→ **Given data**:

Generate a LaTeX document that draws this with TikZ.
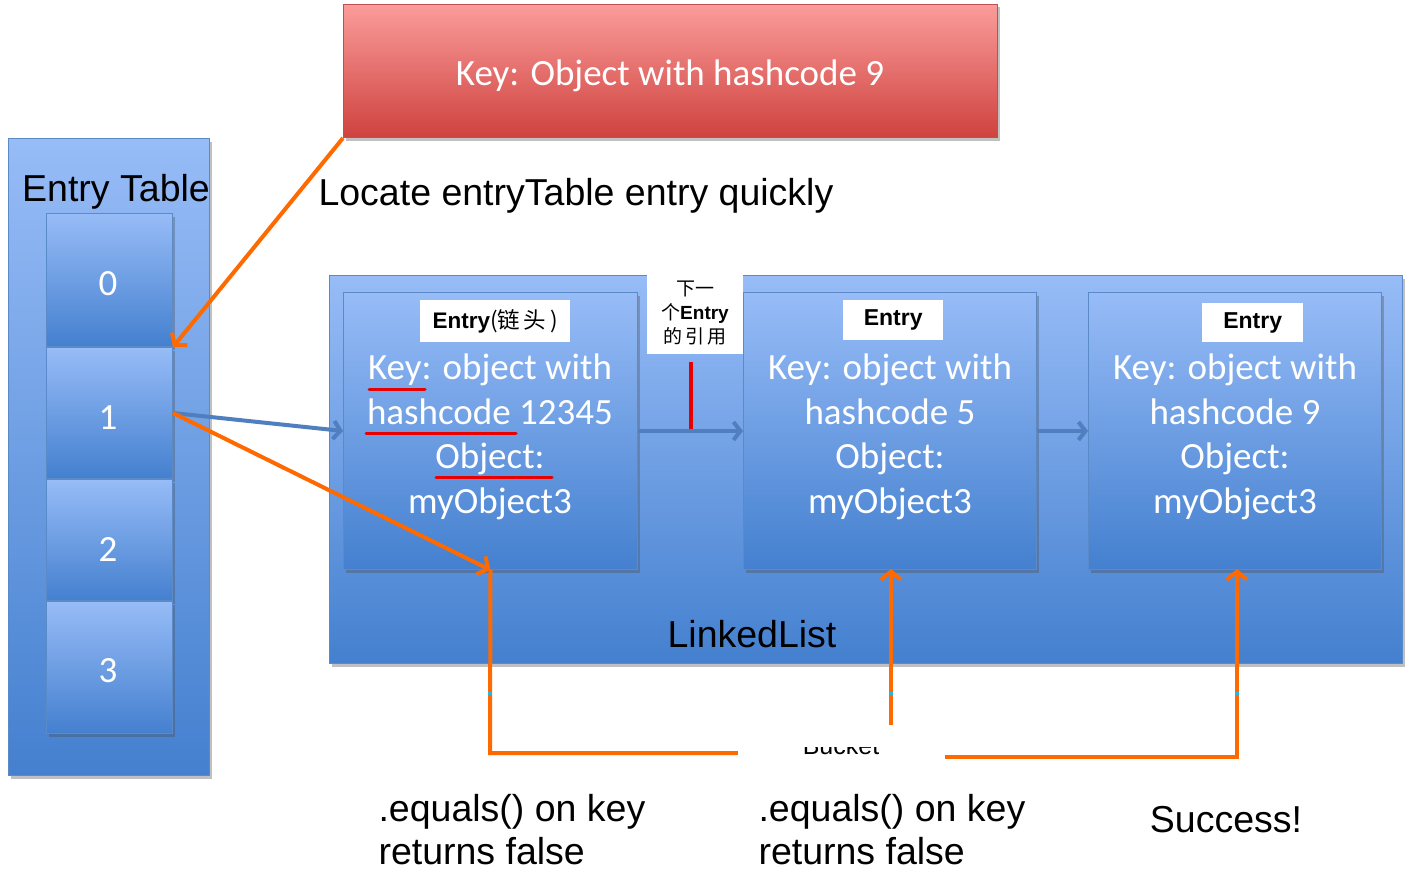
\documentclass[tikz,border=0pt]{standalone}
\usepackage{fontspec}
\setmainfont{Liberation Sans}
\newfontfamily\calfont{Carlito}
\newfontfamily\cjk{Noto Sans CJK SC}
\usetikzlibrary{shadows,arrows.meta}
\definecolor{redtop}{HTML}{FA9C9A}
\definecolor{redbot}{HTML}{CF423E}
\definecolor{redborder}{HTML}{C0504D}
\definecolor{bluetop}{HTML}{97BCF7}
\definecolor{bluebot}{HTML}{4480CF}
\definecolor{blueborder}{HTML}{5A8AC8}
\definecolor{orng}{HTML}{FF6A00}
\definecolor{arrowblue}{HTML}{4F7FBF}
\definecolor{ulred}{HTML}{E80000}
\tikzset{
  shd/.style={drop shadow={shadow xshift=2pt,shadow yshift=-3pt,opacity=0.35,fill=black!70}},
  bluebox/.style={draw=blueborder,line width=1pt,top color=bluetop,bottom color=bluebot,anchor=north west,inner sep=0pt,shd},
  redbox/.style={draw=redborder,line width=1pt,top color=redtop,bottom color=redbot,anchor=north west,inner sep=0pt,shd},
  whitelabel/.style={fill=white,anchor=north west,inner sep=0pt},
  cell/.style={bluebox,minimum width=126pt},
  celltext/.style={text=white,font=\calfont\fontsize{37}{40}\selectfont},
  entrytext/.style={text=white,align=center,font=\calfont\fontsize{37}{44.5}\selectfont},
  blacktext/.style={text=black,font=\fontsize{37.5}{43}\selectfont},
  bluearrow/.style={draw=arrowblue,line width=4pt,-{Straight Barb[length=7pt,width=18pt]}},
  orangeline/.style={draw=orng,line width=4pt},
  orangearrow/.style={orangeline,-{Straight Barb[length=8pt,width=20pt]}},
  ul/.style={draw=ulred,line width=3pt,line cap=round},
}
\begin{document}
\begin{tikzpicture}[x=1pt,y=-1pt]
\useasboundingbox (0,0) rectangle (1410,883);
\fill[white] (0,0) rectangle (1410,883);

% red key box
\node[redbox,minimum width=654pt,minimum height=133pt] (key) at (343,4) {};
\node[text=white,font=\calfont\fontsize{37}{40}\selectfont] (keyt) at (670,76) {Key: Object with hashcode 9};

% entry table
\node[bluebox,minimum width=201pt,minimum height=637pt] (table) at (8,138) {};
\node[blacktext] (tablet) at (116,192) {Entry Table};
\node[cell,minimum height=133pt] (c0) at (46,213) {};
\node[cell,minimum height=131pt] (c1) at (46,347) {};
\node[cell,minimum height=121pt] (c2) at (46,479) {};
\node[cell,minimum height=132pt] (c3) at (46,601) {};
\node[celltext] (c0t) at (108,284) {0};
\node[celltext] (c1t) at (108,418) {1};
\node[celltext] (c2t) at (108,549) {2};
\node[celltext] (c3t) at (108,671) {3};

\node[blacktext,anchor=west] (locate) at (315,196) {Locate entryTable entry quickly};

% linked list
\node[bluebox,minimum width=1073pt,minimum height=388pt] (ll) at (329,275) {};
\node[blacktext] (llt) at (752,634) {LinkedList};

\node[bluebox,minimum width=294pt,minimum height=277pt] (e1) at (343,292) {};
\node[bluebox,minimum width=293pt,minimum height=277pt] (e2) at (743,292) {};
\node[bluebox,minimum width=293pt,minimum height=277pt] (e3) at (1088,292) {};

\node[entrytext] (e1t) at (490,437) {Key: object with\\hashcode 12345\\Object:\\myObject3};
\node[entrytext] (e2t) at (890,437) {Key: object with\\hashcode 5\\Object:\\myObject3};
\node[entrytext] (e3t) at (1235,437) {Key: object with\\hashcode 9\\Object:\\myObject3};

% white labels
\node[whitelabel,minimum width=150pt,minimum height=42pt] (l1) at (420,300) {};
\node[font=\fontsize{22.5}{24}\selectfont] (l1t) at (l1.center) {\textbf{Entry}{\cjk (链\,头\,)}};
\node[whitelabel,minimum width=100pt,minimum height=40pt] (l2) at (843,300) {};
\node[font=\bfseries\fontsize{23}{24}\selectfont] (l2t) at (l2.center) {Entry};
\node[whitelabel,minimum width=101pt,minimum height=39pt] (l3) at (1202,303) {};
\node[font=\bfseries\fontsize{23}{24}\selectfont] (l3t) at (l3.center) {Entry};
\node[whitelabel,minimum width=96pt,minimum height=81pt] (ln) at (647,273) {};
\node[align=center,font=\fontsize{19}{24}\selectfont] (lnt) at (695,313) {{\cjk 下一}\\{\cjk 个}\textbf{Entry}\\{\cjk 的\,引\,用}};

% red underlines
\draw[ul] (369,389) -- (425,389);
\draw[ul] (366,433) -- (516,433);
\draw[ul] (436,477) -- (552,477);
\draw[ulred,line width=3.5pt] (691,362) -- (691,430);

% blue connectors
\draw[bluearrow] (c1.east) -- (e1.west);
\draw[bluearrow] (e1.east) -- (e2.west);
\draw[bluearrow] (e2.east) -- (e3.west);

% orange connectors
\draw[orangearrow] (key.south west) -- (c1.north east);
\draw[orangearrow] (c1.east) -- (e1.south);
\coordinate (bl) at (490,753);
\coordinate (blend) at (800,753);
\coordinate (brstart) at (880,757);
\coordinate (br) at (1237,757);
\coordinate (bm) at (891,753);
\coordinate (b3) at (1237,569);
\coordinate (b2) at (891,569);
\draw[orangeline,line join=miter] (e1.south) -- (bl) -- (blend);
\draw[orangearrow,line join=miter] (brstart) -- (br) -- (b3);
\draw[orangearrow] (bm) -- (b2);
\foreach \xx in {490,891,1237} \fill[arrowblue!60!cyan] (\xx-2,692) rectangle (\xx+2,695);

% white patch with clipped Bucket label
\fill[white] (738,725) rectangle (945,775);
\begin{scope}
\clip (738,747) rectangle (945,775);
\node[anchor=base,font=\fontsize{25}{28}\selectfont] (bucket) at (841,754) {Bucket};
\end{scope}

% bottom texts
\node[blacktext,anchor=west,align=left] (eq1) at (375,830) {.equals() on key\\returns false};
\node[blacktext,anchor=west,align=left] (eq2) at (755,830) {.equals() on key\\returns false};
\node[blacktext] (succ) at (1226,820) {Success!};
\end{tikzpicture}
\end{document}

→ **Exercise objective**:
Please repeat exactly the data above from its first line to the line that contains "(keyt) at (670,76)", inclusive, and leave every picture out.

→ **Correct output**:
Generate a LaTeX document that draws this with TikZ.
\documentclass[tikz,border=0pt]{standalone}
\usepackage{fontspec}
\setmainfont{Liberation Sans}
\newfontfamily\calfont{Carlito}
\newfontfamily\cjk{Noto Sans CJK SC}
\usetikzlibrary{shadows,arrows.meta}
\definecolor{redtop}{HTML}{FA9C9A}
\definecolor{redbot}{HTML}{CF423E}
\definecolor{redborder}{HTML}{C0504D}
\definecolor{bluetop}{HTML}{97BCF7}
\definecolor{bluebot}{HTML}{4480CF}
\definecolor{blueborder}{HTML}{5A8AC8}
\definecolor{orng}{HTML}{FF6A00}
\definecolor{arrowblue}{HTML}{4F7FBF}
\definecolor{ulred}{HTML}{E80000}
\tikzset{
  shd/.style={drop shadow={shadow xshift=2pt,shadow yshift=-3pt,opacity=0.35,fill=black!70}},
  bluebox/.style={draw=blueborder,line width=1pt,top color=bluetop,bottom color=bluebot,anchor=north west,inner sep=0pt,shd},
  redbox/.style={draw=redborder,line width=1pt,top color=redtop,bottom color=redbot,anchor=north west,inner sep=0pt,shd},
  whitelabel/.style={fill=white,anchor=north west,inner sep=0pt},
  cell/.style={bluebox,minimum width=126pt},
  celltext/.style={text=white,font=\calfont\fontsize{37}{40}\selectfont},
  entrytext/.style={text=white,align=center,font=\calfont\fontsize{37}{44.5}\selectfont},
  blacktext/.style={text=black,font=\fontsize{37.5}{43}\selectfont},
  bluearrow/.style={draw=arrowblue,line width=4pt,-{Straight Barb[length=7pt,width=18pt]}},
  orangeline/.style={draw=orng,line width=4pt},
  orangearrow/.style={orangeline,-{Straight Barb[length=8pt,width=20pt]}},
  ul/.style={draw=ulred,line width=3pt,line cap=round},
}
\begin{document}
\begin{tikzpicture}[x=1pt,y=-1pt]
\useasboundingbox (0,0) rectangle (1410,883);
\fill[white] (0,0) rectangle (1410,883);

% red key box
\node[redbox,minimum width=654pt,minimum height=133pt] (key) at (343,4) {};
\node[text=white,font=\calfont\fontsize{37}{40}\selectfont] (keyt) at (670,76) {Key: Object with hashcode 9};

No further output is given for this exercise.